I have a huge amount of sympathy with you.
My husband and I have similar problems - he spends money like water, I wake up in the night panicking because we just get constantly poorer (more and more debt)in spite of having a reasonable income.
But, whilst your husband's behaviour and attitude are unfair and selfish, from what you've said and from my own experience, I think the worst thing you can do is keep pointing this out to him, keep showing him your resentment. He is much more likely to go into defensive mode and the arguments to just spiral.
If you could you try to calm things down between you, by swallowing your resentment (or at least trying not to let it show) and sounding positive about sorting it out together, you may be able to get him back on side, so that he feels as if you are both sorting stuff out.
In my experience, if he feels good about himself (or at least not totally shit), he is much more likely to contribute properly to my plans (especially if he doesn't think of them as just my plans that I am imposing on him, but rather as ours ).

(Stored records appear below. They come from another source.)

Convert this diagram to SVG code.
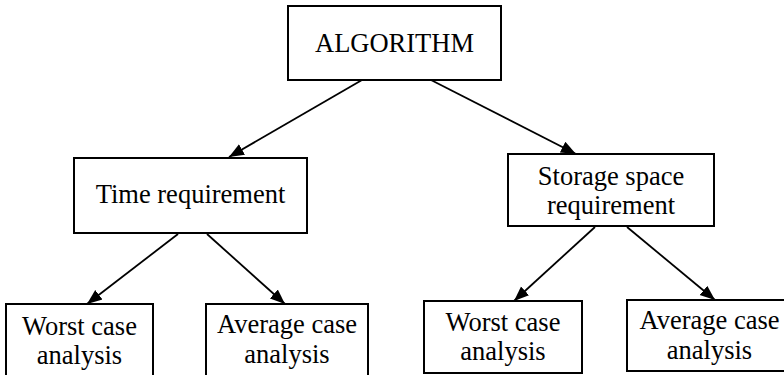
<svg xmlns="http://www.w3.org/2000/svg" width="784" height="375" viewBox="0 0 784 375">
<style>
.box{fill:#fff;stroke:#000;stroke-width:2}
.t{font-family:"Liberation Serif","Times New Roman",serif;font-size:26.5px;fill:#000;text-anchor:middle}
.c{stroke:#000;stroke-width:1.8;fill:none;marker-end:url(#ah)}
</style>
<defs>
<marker id="ah" markerUnits="userSpaceOnUse" markerWidth="16" markerHeight="14" viewBox="0 0 16 14" refX="15" refY="7" orient="auto">
<path d="M0,1 L15,7 L0,13 Z" fill="#000"/>
</marker>
</defs>
<rect width="784" height="375" fill="#fff"/>
<g id="connectors">
<line class="c" x1="362" y1="80" x2="229" y2="157"/>
<line class="c" x1="431" y1="80" x2="576" y2="154"/>
<line class="c" x1="178" y1="234" x2="87" y2="304"/>
<line class="c" x1="207" y1="234" x2="285" y2="304"/>
<line class="c" x1="595" y1="227" x2="514" y2="301"/>
<line class="c" x1="627" y1="227" x2="715" y2="300"/>
</g>
<g id="algorithm">
<rect class="box" x="288" y="6" width="213" height="74"/>
<text class="t" x="394.5" y="52">ALGORITHM</text>
</g>
<g id="time">
<rect class="box" x="74" y="158" width="233" height="75"/>
<text class="t" x="190.5" y="203">Time requirement</text>
</g>
<g id="storage">
<rect class="box" x="508" y="154" width="206" height="72"/>
<text class="t" x="611" y="185">Storage space</text>
<text class="t" x="611" y="214">requirement</text>
</g>
<g id="worst-time">
<rect class="box" x="6" y="304" width="147" height="80"/>
<text class="t" x="79.5" y="335">Worst case</text>
<text class="t" x="79.5" y="364">analysis</text>
</g>
<g id="average-time">
<rect class="box" x="206" y="304" width="162" height="80"/>
<text class="t" x="287" y="333">Average case</text>
<text class="t" x="287" y="363">analysis</text>
</g>
<g id="worst-space">
<rect class="box" x="424" y="301" width="158" height="72"/>
<text class="t" x="503" y="331">Worst case</text>
<text class="t" x="503" y="360">analysis</text>
</g>
<g id="average-space">
<rect class="box" x="627" y="300" width="170" height="71"/>
<text class="t" x="709.5" y="329">Average case</text>
<text class="t" x="709.5" y="359">analysis</text>
</g>
</svg>
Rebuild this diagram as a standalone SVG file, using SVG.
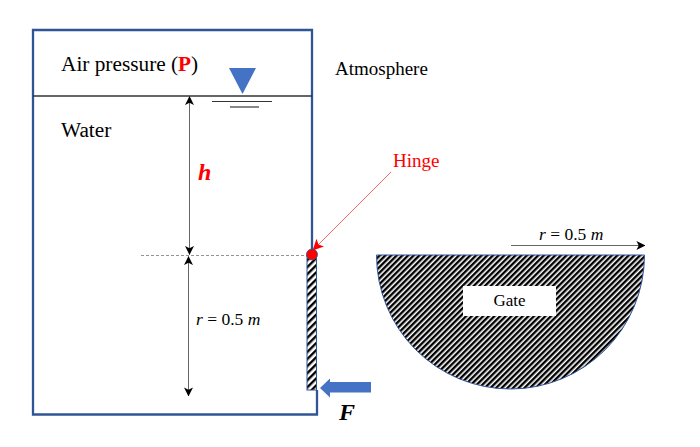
<svg xmlns="http://www.w3.org/2000/svg" width="700" height="447" viewBox="0 0 700 447">
<style>
text{font-family:"Liberation Serif","Times New Roman",serif;fill:#000}
.b{font-size:21.300px}
.s{font-size:17.500px}
.i{font-style:italic}
.dim{stroke:#666;stroke-width:1;fill:none;marker-start:url(#ah);marker-end:url(#ah)}
</style>
<defs>
<pattern id="hatch" width="4" height="4" patternUnits="userSpaceOnUse" patternTransform="rotate(-45)">
<rect width="4" height="4" fill="#fff"/><rect width="4" height="2.400" fill="#000"/>
</pattern>
<pattern id="hatch2" width="5" height="5" patternUnits="userSpaceOnUse" patternTransform="rotate(-45)">
<rect width="5" height="5" fill="#fff"/><rect width="5" height="2.400" fill="#000"/>
</pattern>
<marker id="ah" viewBox="0 0 10 10" refX="9.500" refY="5" markerWidth="9" markerHeight="9" markerUnits="userSpaceOnUse" orient="auto-start-reverse">
<path d="M0 0L10 5L0 10L2.500 5Z" fill="#000"/>
</marker>
<marker id="ar" viewBox="0 0 10 10" refX="9.500" refY="5" markerWidth="11" markerHeight="11" markerUnits="userSpaceOnUse" orient="auto">
<path d="M0 0L10 5L0 10L2.500 5Z" fill="#f00"/>
</marker>
</defs>
<g id="tank">
<path d="M312 255V30H33V414.500H317V390" fill="none" stroke="#2f5597" stroke-width="2.300"/>
<line x1="33" y1="96" x2="312" y2="96" stroke="#333" stroke-width="1.300"/>
</g>
<g id="water-level">
<path d="M229 68H256L242.500 94Z" fill="#4472c4"/>
<line x1="212" y1="101.500" x2="272" y2="101.500" stroke="#333" stroke-width="1"/>
<line x1="230" y1="107" x2="259" y2="107" stroke="#111" stroke-width="1"/>
</g>
<g id="connectors">
<line x1="141" y1="255.500" x2="307" y2="255.500" stroke="#777" stroke-width="0.800" stroke-dasharray="3 2"/>
<line class="dim" x1="189.500" y1="96.500" x2="189.500" y2="254.500"/>
<line class="dim" x1="188.500" y1="256.500" x2="188.500" y2="396"/>
<line x1="511" y1="245.500" x2="645" y2="245.500" stroke="#666" stroke-width="1" marker-end="url(#ah)"/>
<line x1="391" y1="172" x2="313" y2="250" stroke="#f00" stroke-width="0.600" marker-end="url(#ar)"/>
</g>
<g id="gate-side">
<rect x="307" y="255" width="9.500" height="135" fill="url(#hatch2)" stroke="#2f5597" stroke-width="1"/>
</g>
<g id="hinge">
<circle cx="312" cy="254.500" r="5.500" fill="#f00" stroke="#2f5597" stroke-width="0.800"/>
</g>
<g id="force">
<path d="M320 388L330 378.500V382H371V392.500H330V397.500Z" fill="#4472c4"/>
<text x="339" y="420" font-size="24" font-weight="bold" font-style="italic">F</text>
</g>
<g id="gate">
<path d="M376.500 255H644.500A134 134 0 0 1 376.500 255Z" fill="url(#hatch)" stroke="#2f5597" stroke-width="1"/>
<rect x="463" y="286" width="93" height="30" fill="#fff"/>
<text x="509.500" y="306" font-size="17" text-anchor="middle">Gate</text>
</g>
<g id="labels">
<text x="61" y="71" class="b">Air pressure (<tspan style="fill:#f00" font-weight="bold">P</tspan>)</text>
<text x="61" y="137" class="b">Water</text>
<text x="335" y="75" font-size="19">Atmosphere</text>
<text x="393" y="167" font-size="19" style="fill:#f00">Hinge</text>
<text x="198" y="180" font-size="24" font-weight="bold" font-style="italic" style="fill:#f00">h</text>
<text x="196" y="325" class="s"><tspan class="i">r</tspan> = 0.5 <tspan class="i">m</tspan></text>
<text x="539" y="240" class="s"><tspan class="i">r</tspan> = 0.5 <tspan class="i">m</tspan></text>
</g>
</svg>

You don't have to pretend you haven't been/are not angry about his behaviour. You can acknowledge this, but say that you don't want to be angry anymore, you just want to get things sorted and pull together on it.
I'd ask him to accompany you to any meetings with CAB and the like - by saying that you value his opinion and need his input too. Try to make him feel as if he has something to contribute and is not just being constantly punished for being out of control of his situation, otherwise he may end up resenting you and not cooperating in the financial plans.
That's just my opinion, based on how things work for my husband and I - obviously I don't know either of you, so I could be wide of the mark, but it may be worth a try.